La succession d'Hasdrubal (221)
[XXI, 3]
(1) Après la mort d'Hasdrubal, personne ne douta que
l'initiative des soldats qui avaient sur-le-champ porté le jeune Hannibal dans
le prétoire et l'avaient proclamé général d'un cri et d'une voix unanimes, ne
fût confirmée par le suffrage du peuple. (2) Il avait à peine atteint l'âge de
puberté, que déjà une lettre d'Hasdrubal l'avait mandé près de lui. Dans une
délibération du sénat à ce sujet, la faction Barcine appuyait vivement la
proposition: Hannibal, disait-elle, devait s'habituer au métier des armes et
recueillir l'héritage de la puissance paternelle. (3) Hannon, chef de la faction
contraire, prit la parole: "On vous adresse, dit-il, une demande qui paraît fort
juste, et pourtant je suis d'avis qu'elle soit rejetée." (4) La bizarrerie de
cette opinion ambiguë avait fixé l'attention générale. "Oui, reprit Hannon,
Hasdrubal se croit pleinement autorisé à réclamer du fils ce qu'il prodigua au
père, à la fleur de sa jeunesse. Mais nous sied-il à nous de permettre que nos
jeunes gens, pour faire l'apprentissage de la guerre, soient livrés d'abord aux
caprices de nos généraux? (5) Craignons-nous d'ailleurs que le fils d'Amilcar ne
voie pas assez tôt l'image du pouvoir absolu, de l'autorité royale que son père
a exercée? Et, lorsque le gendre de ce souverain commande à nos armées par droit
héréditaire, le sceptre du fils pèsera-t-il trop tard sur notre tête? (6) Que ce
jeune homme reste à Carthage; qu'il y apprenne, par l'obéissance aux lois et aux
magistrats, à vivre au sein de l'égalité: tel est mon avis. Craignons que cette
faible étincelle n'allume un jour un vaste incendie."

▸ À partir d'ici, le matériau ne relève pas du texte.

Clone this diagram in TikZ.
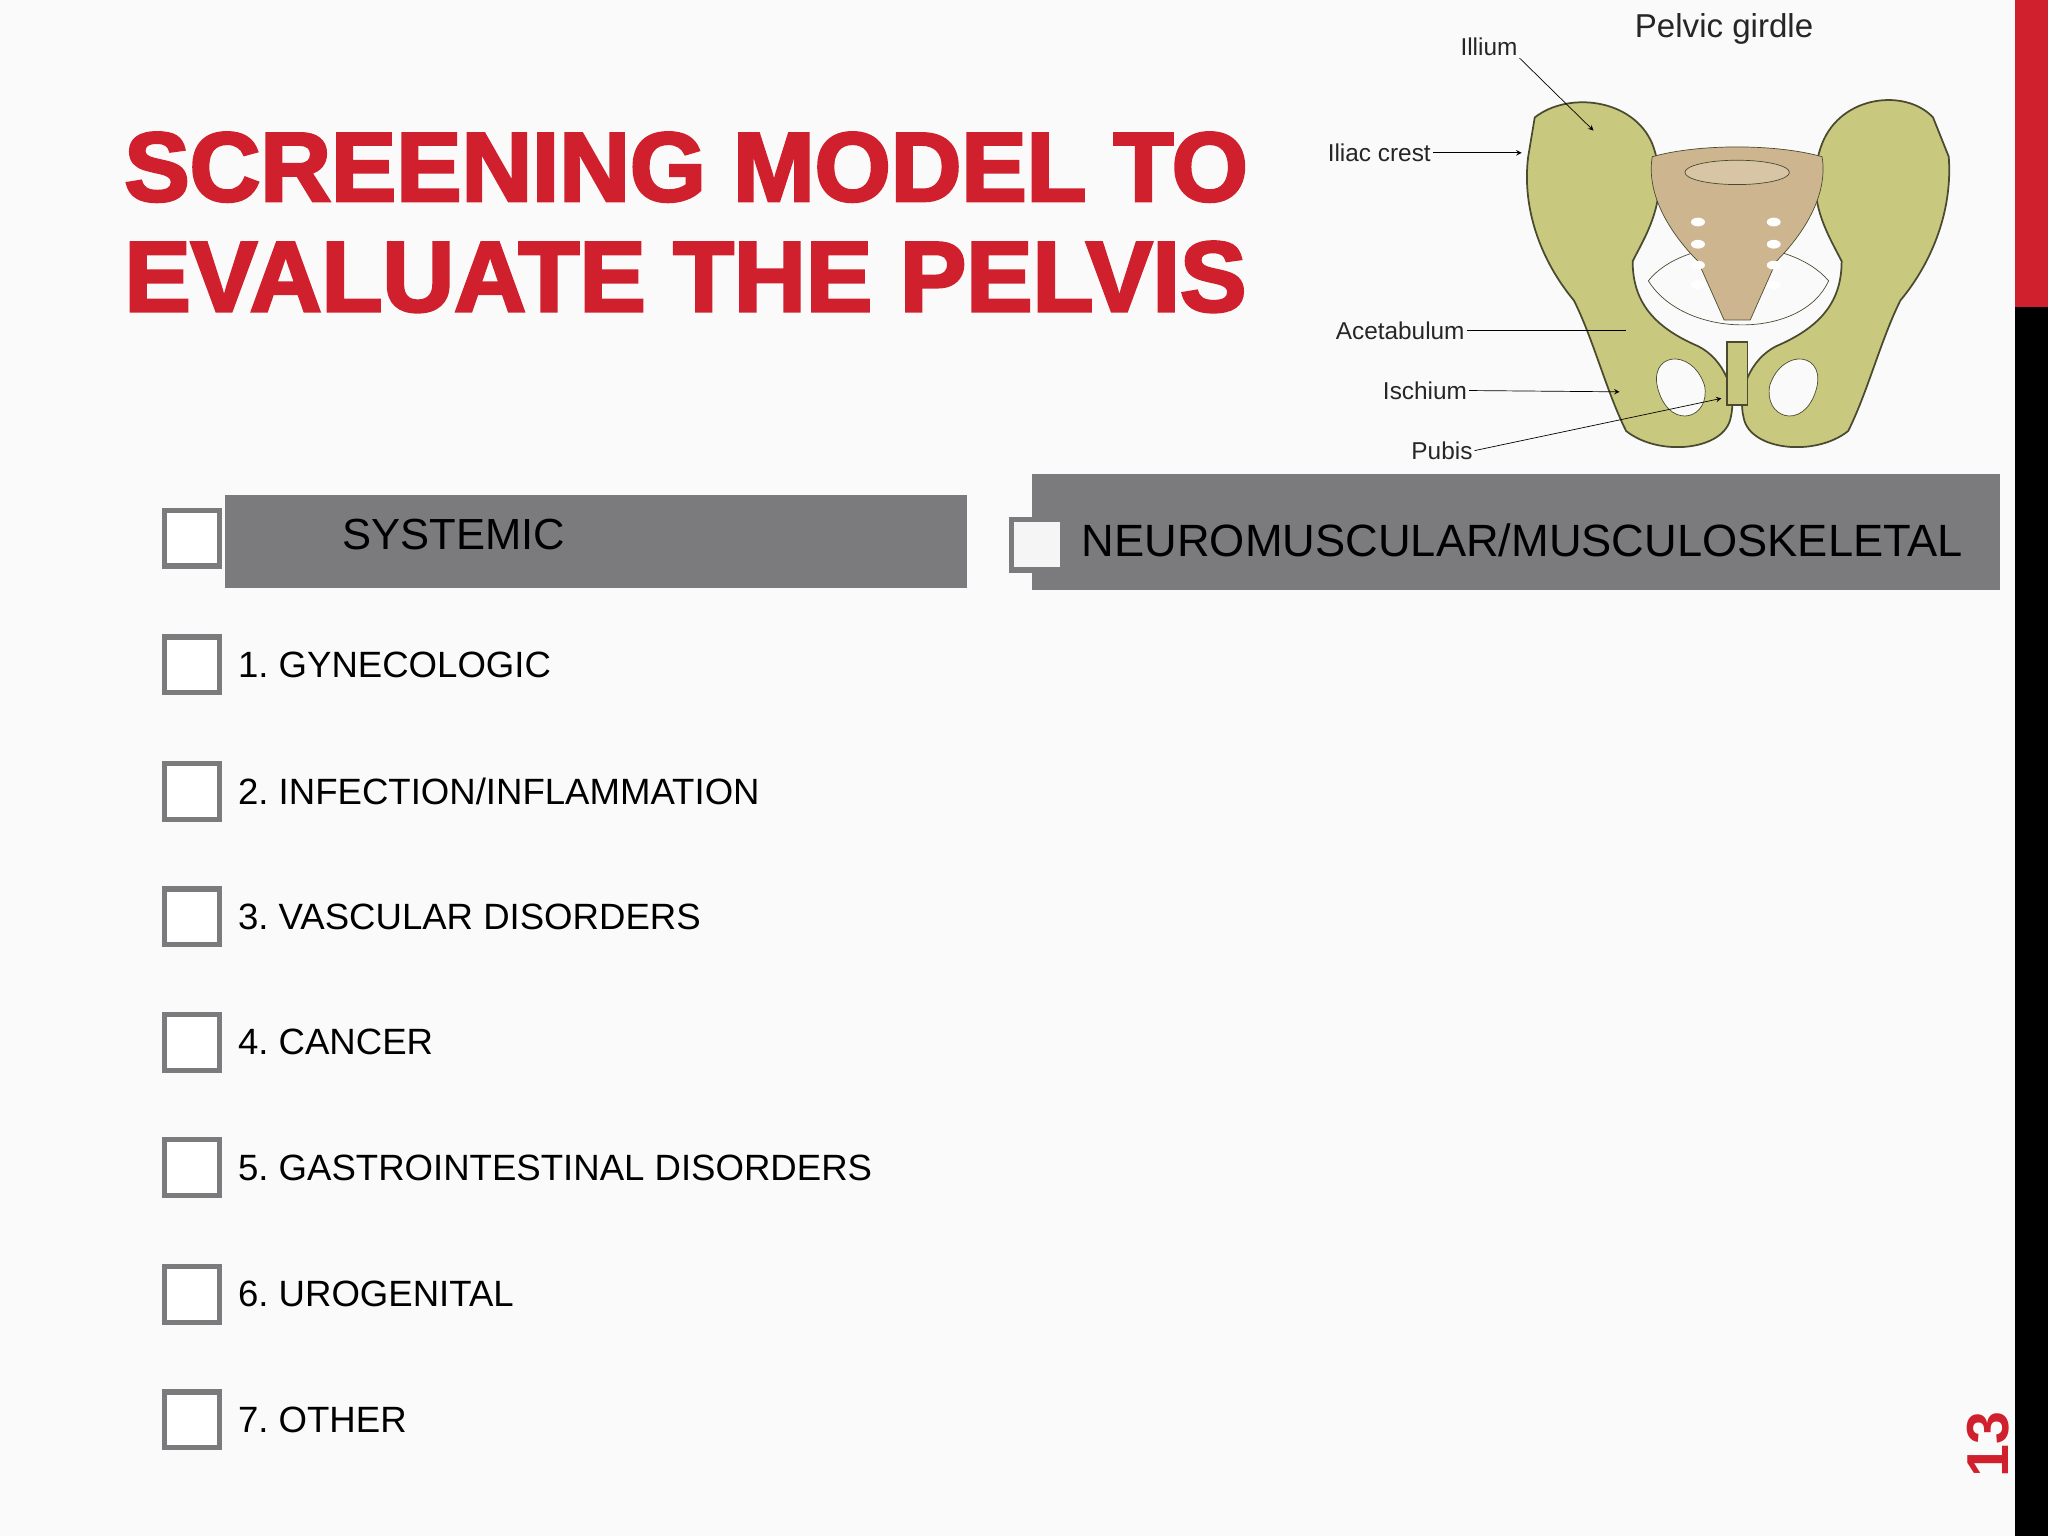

Débuts d'Hannibal en Espagne (224)
[XXI, 4]
(1) Quelques sénateurs, presque tous les plus sensés,
partageaient cette opinion; mais, comme il arrive trop souvent, le parti le plus
nombreux l'emporta sur le plus sage. Hannibal, dès son entrée en Espagne, attira
sur lui tous les yeux. (2) "C'est Hamilcar dans sa jeunesse qui nous est rendu,
s'écriaient les vieux soldats. Même énergie dans le visage, même feu dans le
regard: voilà son air, voilà ses traits." Mais bientôt le souvenir de son père
fut le moindre de ses titres à la faveur. (3) Jamais esprit ne se plia avec plus
de souplesse aux deux qualités les plus opposées, la subordination et le
commandement: aussi serait-il difficile de décider s'il était plus cher au
général qu'à l'armée. (4) Point d'officier qu'Hasdrubal choisît de préférence,
s'il s'agissait d'un coup de vigueur et de hardiesse; point de chef, qui sût
inspirer au soldat plus de confiance, plus d'audace. (5) Plein d'audace pour
affronter le péril, il se montrait plein de prudence au sein du danger. Nulle
fatigue, n'épuisait son corps, ne brisait son âme. (6) Il supportait également
le froid et le chaud. Ses repas avaient pour borne et pour règle les besoins de
la nature et non la sensualité. Pour veiller ou pour dormir, il ne faisait nulle
différence entre le jour et la nuit. (7) Il donnait au repos les moments que les
affaires lui laissaient libres, et il ne provoquait le sommeil ni par la
mollesse du coucher ni par le silence. On le vit souvent, couvert d'une casaque
de soldat, s'étendre à terre au milieu des sentinelles et des corps de garde.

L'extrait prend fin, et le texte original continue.